- TASK GOAL
Write the lines out exactly as they stand, from the one containing "Reproduce this diagram with TikZ." through the one containing "(cs) at (547,549);", and only those. Omit pictures.

===== SUPPLIED RECORDS =====

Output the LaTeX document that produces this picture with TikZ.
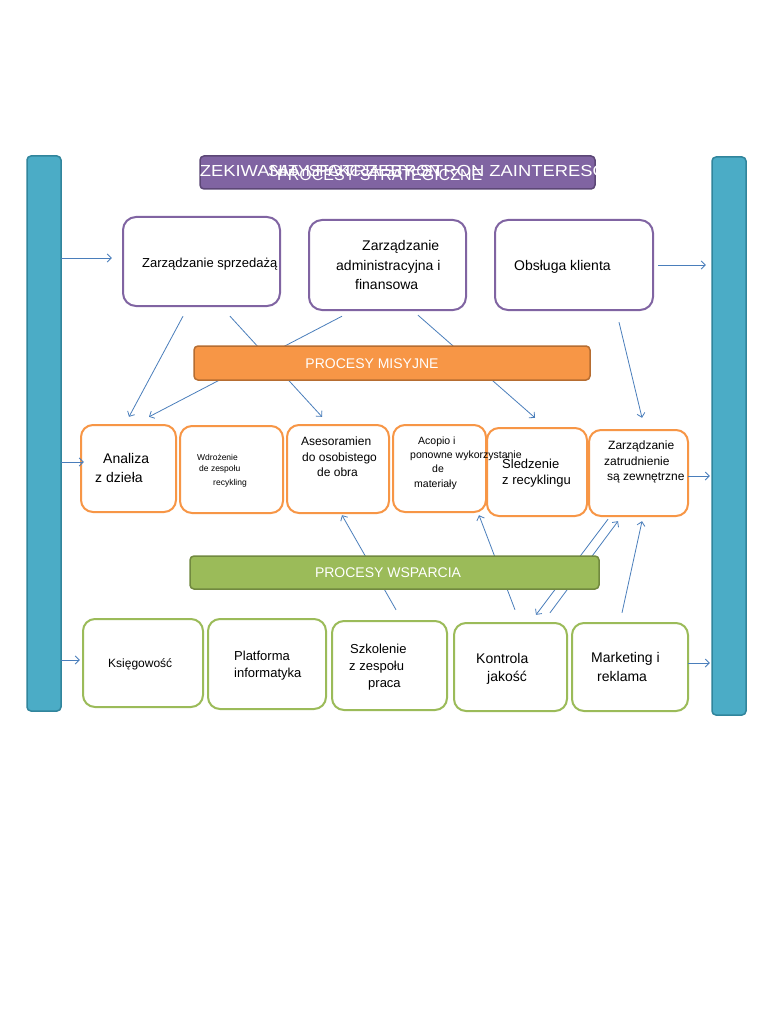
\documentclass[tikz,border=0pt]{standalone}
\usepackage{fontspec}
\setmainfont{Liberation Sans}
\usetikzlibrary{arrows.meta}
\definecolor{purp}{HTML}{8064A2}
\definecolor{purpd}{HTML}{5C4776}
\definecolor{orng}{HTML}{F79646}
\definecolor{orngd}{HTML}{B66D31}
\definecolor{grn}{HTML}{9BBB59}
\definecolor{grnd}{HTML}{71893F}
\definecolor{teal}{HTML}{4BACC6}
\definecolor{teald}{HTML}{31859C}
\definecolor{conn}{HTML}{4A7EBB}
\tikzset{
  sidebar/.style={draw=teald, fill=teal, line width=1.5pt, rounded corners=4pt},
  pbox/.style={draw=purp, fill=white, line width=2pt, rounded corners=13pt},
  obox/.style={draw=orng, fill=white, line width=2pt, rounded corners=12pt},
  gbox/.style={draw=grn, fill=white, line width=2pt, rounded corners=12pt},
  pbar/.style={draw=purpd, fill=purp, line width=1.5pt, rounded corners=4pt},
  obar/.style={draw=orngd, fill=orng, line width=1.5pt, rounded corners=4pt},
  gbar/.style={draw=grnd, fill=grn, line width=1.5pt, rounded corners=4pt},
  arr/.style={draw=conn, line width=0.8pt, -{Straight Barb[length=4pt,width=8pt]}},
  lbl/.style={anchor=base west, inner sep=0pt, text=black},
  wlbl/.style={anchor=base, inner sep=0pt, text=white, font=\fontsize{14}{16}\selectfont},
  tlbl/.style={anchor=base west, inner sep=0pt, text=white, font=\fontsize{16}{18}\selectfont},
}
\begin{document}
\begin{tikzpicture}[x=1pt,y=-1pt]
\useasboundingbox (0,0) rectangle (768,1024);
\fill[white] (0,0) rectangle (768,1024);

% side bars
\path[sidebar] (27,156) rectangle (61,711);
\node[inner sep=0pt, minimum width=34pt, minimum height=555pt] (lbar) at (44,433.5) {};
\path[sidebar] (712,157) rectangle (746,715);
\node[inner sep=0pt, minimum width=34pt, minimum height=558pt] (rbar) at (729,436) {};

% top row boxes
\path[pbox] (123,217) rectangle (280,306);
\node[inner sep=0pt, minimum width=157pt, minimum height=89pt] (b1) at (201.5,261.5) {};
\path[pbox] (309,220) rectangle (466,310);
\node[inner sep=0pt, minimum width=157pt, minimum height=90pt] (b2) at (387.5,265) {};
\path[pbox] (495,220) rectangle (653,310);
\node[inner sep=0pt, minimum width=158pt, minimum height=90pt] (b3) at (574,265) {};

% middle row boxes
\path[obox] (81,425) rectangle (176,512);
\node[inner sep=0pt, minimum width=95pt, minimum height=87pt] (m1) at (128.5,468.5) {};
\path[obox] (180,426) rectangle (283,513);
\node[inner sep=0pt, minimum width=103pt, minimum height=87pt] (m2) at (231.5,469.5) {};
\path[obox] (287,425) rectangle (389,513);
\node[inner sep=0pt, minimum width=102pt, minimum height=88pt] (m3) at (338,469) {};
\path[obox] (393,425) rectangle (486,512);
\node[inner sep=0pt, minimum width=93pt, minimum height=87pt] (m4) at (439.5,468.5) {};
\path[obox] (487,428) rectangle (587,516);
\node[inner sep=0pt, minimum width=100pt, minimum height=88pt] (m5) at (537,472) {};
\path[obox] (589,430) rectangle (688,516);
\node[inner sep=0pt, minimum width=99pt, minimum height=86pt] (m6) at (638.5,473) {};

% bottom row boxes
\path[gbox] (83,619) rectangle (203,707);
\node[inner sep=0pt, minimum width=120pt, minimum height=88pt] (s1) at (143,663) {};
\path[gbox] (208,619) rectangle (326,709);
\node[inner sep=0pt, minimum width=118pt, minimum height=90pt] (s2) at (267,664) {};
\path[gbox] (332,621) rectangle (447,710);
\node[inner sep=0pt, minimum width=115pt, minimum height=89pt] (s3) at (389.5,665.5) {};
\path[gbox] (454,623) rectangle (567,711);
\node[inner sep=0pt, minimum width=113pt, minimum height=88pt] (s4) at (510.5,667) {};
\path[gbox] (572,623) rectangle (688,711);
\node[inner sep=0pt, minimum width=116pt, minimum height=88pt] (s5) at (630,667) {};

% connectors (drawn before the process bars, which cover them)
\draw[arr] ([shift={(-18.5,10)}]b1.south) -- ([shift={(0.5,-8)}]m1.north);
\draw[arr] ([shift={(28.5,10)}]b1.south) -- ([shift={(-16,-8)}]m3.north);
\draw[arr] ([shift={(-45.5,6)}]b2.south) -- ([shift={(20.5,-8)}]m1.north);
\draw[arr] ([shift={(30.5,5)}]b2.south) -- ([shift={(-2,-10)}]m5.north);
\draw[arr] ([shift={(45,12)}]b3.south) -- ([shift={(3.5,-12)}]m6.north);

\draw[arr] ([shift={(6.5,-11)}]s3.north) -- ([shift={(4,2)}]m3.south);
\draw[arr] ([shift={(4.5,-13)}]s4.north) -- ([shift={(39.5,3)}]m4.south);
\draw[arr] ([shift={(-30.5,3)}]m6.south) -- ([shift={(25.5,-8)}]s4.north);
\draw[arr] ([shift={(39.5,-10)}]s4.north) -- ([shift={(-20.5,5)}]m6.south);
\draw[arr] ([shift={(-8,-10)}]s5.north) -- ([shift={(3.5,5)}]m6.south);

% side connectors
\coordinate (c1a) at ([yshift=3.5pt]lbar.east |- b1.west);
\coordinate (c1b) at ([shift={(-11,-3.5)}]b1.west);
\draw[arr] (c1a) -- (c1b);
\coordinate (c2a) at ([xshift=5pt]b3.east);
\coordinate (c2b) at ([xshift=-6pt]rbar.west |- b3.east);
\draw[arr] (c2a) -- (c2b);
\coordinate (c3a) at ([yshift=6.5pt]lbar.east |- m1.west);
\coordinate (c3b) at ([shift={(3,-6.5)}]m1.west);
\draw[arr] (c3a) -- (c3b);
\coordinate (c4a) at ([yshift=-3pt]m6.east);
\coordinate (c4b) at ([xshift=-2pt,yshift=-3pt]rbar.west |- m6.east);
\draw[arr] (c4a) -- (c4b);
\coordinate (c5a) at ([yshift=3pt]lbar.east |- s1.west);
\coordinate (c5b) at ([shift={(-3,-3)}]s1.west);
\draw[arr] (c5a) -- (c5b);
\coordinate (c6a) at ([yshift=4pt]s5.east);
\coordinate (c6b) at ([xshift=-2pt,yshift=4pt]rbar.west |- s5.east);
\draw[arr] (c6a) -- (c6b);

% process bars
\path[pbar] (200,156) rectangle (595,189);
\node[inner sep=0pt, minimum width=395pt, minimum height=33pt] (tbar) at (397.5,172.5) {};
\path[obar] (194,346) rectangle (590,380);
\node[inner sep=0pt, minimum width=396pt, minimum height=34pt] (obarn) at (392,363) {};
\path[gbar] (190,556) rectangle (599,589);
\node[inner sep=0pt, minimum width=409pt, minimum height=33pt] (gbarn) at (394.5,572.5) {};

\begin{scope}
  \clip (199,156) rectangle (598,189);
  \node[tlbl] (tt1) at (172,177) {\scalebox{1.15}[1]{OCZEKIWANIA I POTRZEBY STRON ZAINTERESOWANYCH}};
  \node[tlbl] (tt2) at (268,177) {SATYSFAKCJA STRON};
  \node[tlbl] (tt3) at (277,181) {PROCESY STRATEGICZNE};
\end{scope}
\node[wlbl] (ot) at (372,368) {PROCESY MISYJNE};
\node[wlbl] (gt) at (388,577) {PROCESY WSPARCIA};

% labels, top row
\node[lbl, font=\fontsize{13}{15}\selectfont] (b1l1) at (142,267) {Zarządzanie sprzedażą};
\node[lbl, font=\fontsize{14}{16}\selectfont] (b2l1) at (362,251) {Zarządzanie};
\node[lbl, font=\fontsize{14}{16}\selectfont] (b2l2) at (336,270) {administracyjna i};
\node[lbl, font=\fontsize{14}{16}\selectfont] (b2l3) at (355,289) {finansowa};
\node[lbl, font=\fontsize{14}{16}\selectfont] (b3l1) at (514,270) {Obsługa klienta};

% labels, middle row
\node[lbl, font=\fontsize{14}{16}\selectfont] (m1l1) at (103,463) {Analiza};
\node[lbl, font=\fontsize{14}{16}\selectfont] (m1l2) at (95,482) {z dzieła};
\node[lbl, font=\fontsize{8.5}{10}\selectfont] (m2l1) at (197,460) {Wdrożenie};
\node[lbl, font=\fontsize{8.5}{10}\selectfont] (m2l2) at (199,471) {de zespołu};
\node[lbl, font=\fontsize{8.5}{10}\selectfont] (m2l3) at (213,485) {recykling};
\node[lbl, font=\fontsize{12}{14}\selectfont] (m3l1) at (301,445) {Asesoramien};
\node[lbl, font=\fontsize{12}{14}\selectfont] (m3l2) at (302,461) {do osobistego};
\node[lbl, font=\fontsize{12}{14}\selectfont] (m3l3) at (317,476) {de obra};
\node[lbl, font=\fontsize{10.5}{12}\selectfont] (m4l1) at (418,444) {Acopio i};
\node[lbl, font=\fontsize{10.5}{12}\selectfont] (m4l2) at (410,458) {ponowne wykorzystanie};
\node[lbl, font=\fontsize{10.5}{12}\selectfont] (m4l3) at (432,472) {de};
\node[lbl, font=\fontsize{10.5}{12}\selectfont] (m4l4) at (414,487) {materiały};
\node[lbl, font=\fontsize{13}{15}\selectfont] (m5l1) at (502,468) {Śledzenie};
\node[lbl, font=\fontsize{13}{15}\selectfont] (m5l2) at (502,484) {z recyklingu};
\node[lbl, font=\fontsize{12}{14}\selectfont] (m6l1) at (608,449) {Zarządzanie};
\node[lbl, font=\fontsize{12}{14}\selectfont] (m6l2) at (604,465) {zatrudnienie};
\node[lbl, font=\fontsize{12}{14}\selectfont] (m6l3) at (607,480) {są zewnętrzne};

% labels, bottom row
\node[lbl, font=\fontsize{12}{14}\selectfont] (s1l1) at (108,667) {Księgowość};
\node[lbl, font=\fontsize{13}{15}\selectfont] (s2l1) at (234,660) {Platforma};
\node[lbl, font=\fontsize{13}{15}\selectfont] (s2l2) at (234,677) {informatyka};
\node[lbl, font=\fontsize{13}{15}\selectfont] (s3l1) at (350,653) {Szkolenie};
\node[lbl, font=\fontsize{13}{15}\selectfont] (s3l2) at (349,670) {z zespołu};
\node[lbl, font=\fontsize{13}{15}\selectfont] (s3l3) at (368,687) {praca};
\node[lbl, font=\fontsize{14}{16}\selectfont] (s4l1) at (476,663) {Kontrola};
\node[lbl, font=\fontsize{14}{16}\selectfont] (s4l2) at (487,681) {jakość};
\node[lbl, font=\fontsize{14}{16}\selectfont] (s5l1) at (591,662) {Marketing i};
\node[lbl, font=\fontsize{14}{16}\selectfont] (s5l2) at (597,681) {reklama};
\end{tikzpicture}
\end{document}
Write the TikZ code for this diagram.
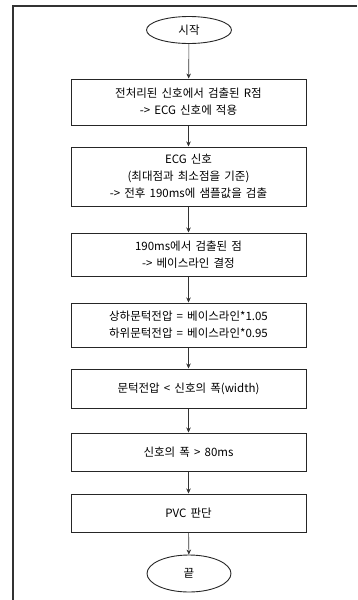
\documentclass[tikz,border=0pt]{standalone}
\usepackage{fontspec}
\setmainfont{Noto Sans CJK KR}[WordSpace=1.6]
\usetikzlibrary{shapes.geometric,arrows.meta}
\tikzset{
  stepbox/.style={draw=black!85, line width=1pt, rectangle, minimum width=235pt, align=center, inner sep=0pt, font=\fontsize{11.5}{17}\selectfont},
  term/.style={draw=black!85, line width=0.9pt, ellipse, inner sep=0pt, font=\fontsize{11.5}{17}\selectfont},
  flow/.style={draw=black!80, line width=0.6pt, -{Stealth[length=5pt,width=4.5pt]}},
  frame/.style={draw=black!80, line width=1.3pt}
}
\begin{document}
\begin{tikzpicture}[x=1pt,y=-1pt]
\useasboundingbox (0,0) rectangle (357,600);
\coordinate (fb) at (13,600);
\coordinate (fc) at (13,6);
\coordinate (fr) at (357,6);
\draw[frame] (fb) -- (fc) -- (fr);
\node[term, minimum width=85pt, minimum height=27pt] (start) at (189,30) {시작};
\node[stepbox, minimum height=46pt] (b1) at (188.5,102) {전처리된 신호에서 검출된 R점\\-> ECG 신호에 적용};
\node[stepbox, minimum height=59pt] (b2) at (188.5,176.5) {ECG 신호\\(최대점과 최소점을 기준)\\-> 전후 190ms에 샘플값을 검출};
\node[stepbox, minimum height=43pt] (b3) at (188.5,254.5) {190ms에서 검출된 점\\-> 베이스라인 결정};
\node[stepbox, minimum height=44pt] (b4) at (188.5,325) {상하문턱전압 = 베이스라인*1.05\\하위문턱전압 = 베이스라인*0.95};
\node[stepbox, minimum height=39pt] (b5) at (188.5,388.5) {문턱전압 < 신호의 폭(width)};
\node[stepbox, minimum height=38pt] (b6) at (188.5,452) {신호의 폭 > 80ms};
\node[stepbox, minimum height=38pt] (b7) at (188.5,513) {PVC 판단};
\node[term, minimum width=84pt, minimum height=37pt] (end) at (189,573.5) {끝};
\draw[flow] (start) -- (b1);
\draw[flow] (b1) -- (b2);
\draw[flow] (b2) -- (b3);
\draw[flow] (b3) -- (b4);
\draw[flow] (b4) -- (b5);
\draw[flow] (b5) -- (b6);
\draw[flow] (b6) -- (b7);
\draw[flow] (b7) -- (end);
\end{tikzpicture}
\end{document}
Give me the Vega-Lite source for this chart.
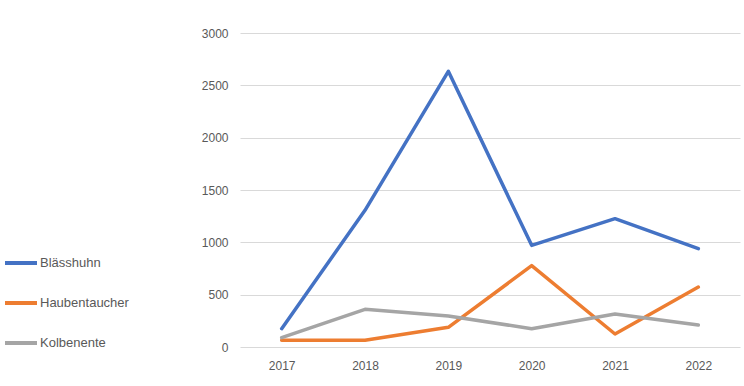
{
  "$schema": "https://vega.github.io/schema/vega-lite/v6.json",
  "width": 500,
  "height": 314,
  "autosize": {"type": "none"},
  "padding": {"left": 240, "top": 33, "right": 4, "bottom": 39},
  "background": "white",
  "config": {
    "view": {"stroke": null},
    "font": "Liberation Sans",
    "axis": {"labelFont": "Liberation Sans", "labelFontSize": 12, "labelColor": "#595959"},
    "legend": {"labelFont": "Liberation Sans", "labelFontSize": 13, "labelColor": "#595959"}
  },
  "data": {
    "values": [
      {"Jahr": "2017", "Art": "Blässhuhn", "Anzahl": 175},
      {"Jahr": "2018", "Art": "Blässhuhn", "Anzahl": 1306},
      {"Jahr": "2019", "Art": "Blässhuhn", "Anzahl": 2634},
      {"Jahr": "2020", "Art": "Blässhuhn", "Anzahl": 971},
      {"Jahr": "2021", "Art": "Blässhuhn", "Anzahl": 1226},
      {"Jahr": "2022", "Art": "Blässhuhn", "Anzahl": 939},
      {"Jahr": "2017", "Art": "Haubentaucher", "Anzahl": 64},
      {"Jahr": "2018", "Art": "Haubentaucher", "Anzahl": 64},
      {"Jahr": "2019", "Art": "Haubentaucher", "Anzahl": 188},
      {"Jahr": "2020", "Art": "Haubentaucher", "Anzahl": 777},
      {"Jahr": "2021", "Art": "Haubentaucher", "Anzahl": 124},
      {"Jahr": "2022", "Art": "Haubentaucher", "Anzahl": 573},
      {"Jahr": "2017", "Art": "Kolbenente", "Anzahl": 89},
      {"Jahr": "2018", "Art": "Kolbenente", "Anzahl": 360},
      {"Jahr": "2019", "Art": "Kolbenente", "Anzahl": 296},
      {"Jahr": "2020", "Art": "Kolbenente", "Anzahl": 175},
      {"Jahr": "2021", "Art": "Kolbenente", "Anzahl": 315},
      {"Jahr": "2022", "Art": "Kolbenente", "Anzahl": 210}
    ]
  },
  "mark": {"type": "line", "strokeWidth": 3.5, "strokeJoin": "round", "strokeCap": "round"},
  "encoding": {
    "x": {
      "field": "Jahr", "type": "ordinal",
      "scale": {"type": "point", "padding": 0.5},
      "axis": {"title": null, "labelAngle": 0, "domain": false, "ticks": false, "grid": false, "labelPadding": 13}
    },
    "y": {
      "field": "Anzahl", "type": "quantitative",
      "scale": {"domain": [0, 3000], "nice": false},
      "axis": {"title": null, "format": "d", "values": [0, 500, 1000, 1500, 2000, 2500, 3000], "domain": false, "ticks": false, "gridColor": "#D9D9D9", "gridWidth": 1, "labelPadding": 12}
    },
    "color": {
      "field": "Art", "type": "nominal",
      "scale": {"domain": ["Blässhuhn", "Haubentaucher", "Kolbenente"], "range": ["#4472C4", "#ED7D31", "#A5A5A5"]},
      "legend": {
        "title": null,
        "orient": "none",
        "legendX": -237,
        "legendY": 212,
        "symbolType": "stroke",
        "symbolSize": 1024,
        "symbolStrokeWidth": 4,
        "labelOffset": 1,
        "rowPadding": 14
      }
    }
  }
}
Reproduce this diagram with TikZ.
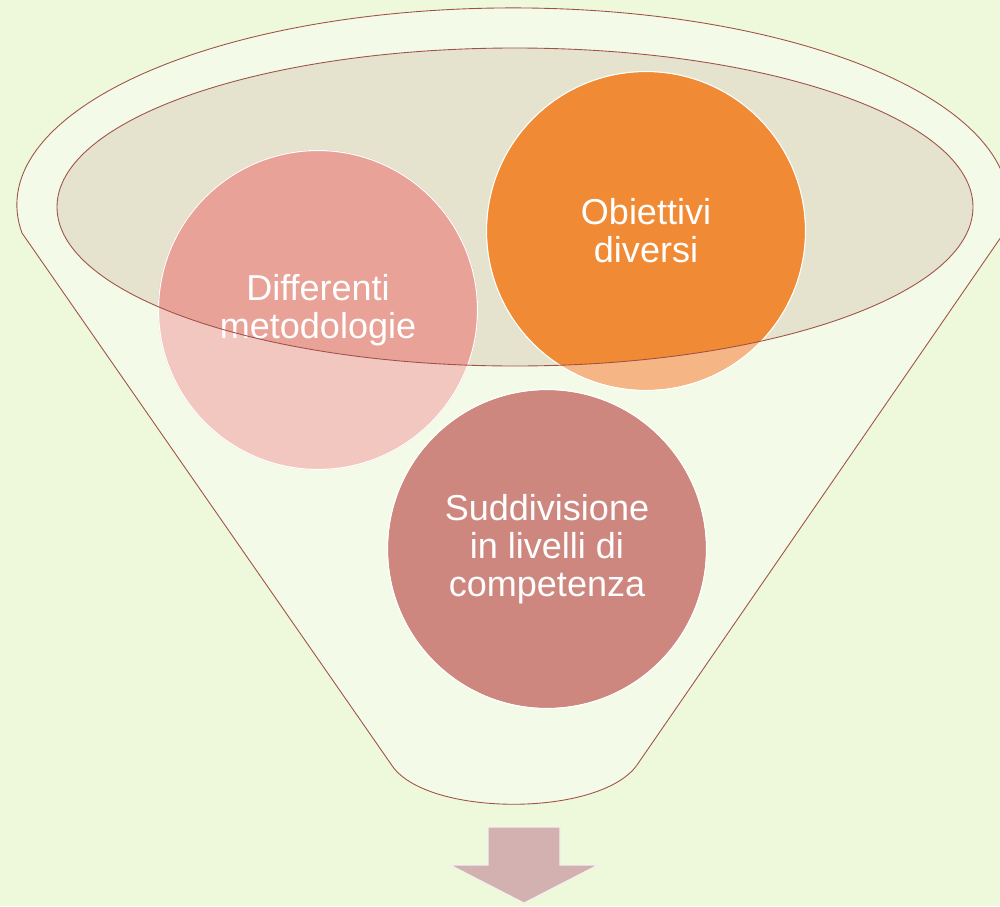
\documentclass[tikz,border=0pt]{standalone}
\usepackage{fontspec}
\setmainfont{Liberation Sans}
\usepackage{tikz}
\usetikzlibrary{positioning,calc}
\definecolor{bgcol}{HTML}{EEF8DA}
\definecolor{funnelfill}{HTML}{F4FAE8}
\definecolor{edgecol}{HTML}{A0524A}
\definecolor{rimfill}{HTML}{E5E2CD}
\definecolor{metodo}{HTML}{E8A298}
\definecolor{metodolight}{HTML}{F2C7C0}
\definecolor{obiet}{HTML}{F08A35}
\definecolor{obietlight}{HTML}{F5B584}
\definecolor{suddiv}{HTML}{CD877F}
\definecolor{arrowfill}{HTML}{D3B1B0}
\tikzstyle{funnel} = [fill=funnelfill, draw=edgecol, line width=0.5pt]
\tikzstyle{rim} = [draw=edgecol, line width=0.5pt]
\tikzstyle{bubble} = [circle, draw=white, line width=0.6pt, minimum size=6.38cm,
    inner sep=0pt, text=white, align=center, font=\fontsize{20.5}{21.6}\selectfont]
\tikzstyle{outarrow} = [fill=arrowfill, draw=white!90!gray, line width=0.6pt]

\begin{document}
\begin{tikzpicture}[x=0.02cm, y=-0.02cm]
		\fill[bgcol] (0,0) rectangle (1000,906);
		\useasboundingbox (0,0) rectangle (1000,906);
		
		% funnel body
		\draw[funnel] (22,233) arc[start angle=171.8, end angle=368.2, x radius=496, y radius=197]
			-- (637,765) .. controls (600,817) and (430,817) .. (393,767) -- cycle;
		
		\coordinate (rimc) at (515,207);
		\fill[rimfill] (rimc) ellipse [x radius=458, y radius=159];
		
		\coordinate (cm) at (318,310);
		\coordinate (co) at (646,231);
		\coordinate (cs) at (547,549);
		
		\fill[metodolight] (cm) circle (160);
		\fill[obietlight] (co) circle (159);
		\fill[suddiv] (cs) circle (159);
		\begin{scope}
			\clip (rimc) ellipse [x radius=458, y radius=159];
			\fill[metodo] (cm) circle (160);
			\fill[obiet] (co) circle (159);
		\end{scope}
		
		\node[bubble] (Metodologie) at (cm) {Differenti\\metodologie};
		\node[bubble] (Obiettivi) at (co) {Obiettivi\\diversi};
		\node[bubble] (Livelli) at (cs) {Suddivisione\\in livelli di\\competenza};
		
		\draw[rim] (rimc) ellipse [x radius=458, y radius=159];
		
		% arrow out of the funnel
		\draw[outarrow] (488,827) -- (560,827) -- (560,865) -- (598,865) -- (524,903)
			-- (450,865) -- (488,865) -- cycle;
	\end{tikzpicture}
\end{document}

=====

- THE RESPONSE
Reproduce this diagram with TikZ.
\documentclass[tikz,border=0pt]{standalone}
\usepackage{fontspec}
\setmainfont{Liberation Sans}
\usepackage{tikz}
\usetikzlibrary{positioning,calc}
\definecolor{bgcol}{HTML}{EEF8DA}
\definecolor{funnelfill}{HTML}{F4FAE8}
\definecolor{edgecol}{HTML}{A0524A}
\definecolor{rimfill}{HTML}{E5E2CD}
\definecolor{metodo}{HTML}{E8A298}
\definecolor{metodolight}{HTML}{F2C7C0}
\definecolor{obiet}{HTML}{F08A35}
\definecolor{obietlight}{HTML}{F5B584}
\definecolor{suddiv}{HTML}{CD877F}
\definecolor{arrowfill}{HTML}{D3B1B0}
\tikzstyle{funnel} = [fill=funnelfill, draw=edgecol, line width=0.5pt]
\tikzstyle{rim} = [draw=edgecol, line width=0.5pt]
\tikzstyle{bubble} = [circle, draw=white, line width=0.6pt, minimum size=6.38cm,
    inner sep=0pt, text=white, align=center, font=\fontsize{20.5}{21.6}\selectfont]
\tikzstyle{outarrow} = [fill=arrowfill, draw=white!90!gray, line width=0.6pt]

\begin{document}
\begin{tikzpicture}[x=0.02cm, y=-0.02cm]
		\fill[bgcol] (0,0) rectangle (1000,906);
		\useasboundingbox (0,0) rectangle (1000,906);
		
		% funnel body
		\draw[funnel] (22,233) arc[start angle=171.8, end angle=368.2, x radius=496, y radius=197]
			-- (637,765) .. controls (600,817) and (430,817) .. (393,767) -- cycle;
		
		\coordinate (rimc) at (515,207);
		\fill[rimfill] (rimc) ellipse [x radius=458, y radius=159];
		
		\coordinate (cm) at (318,310);
		\coordinate (co) at (646,231);
		\coordinate (cs) at (547,549);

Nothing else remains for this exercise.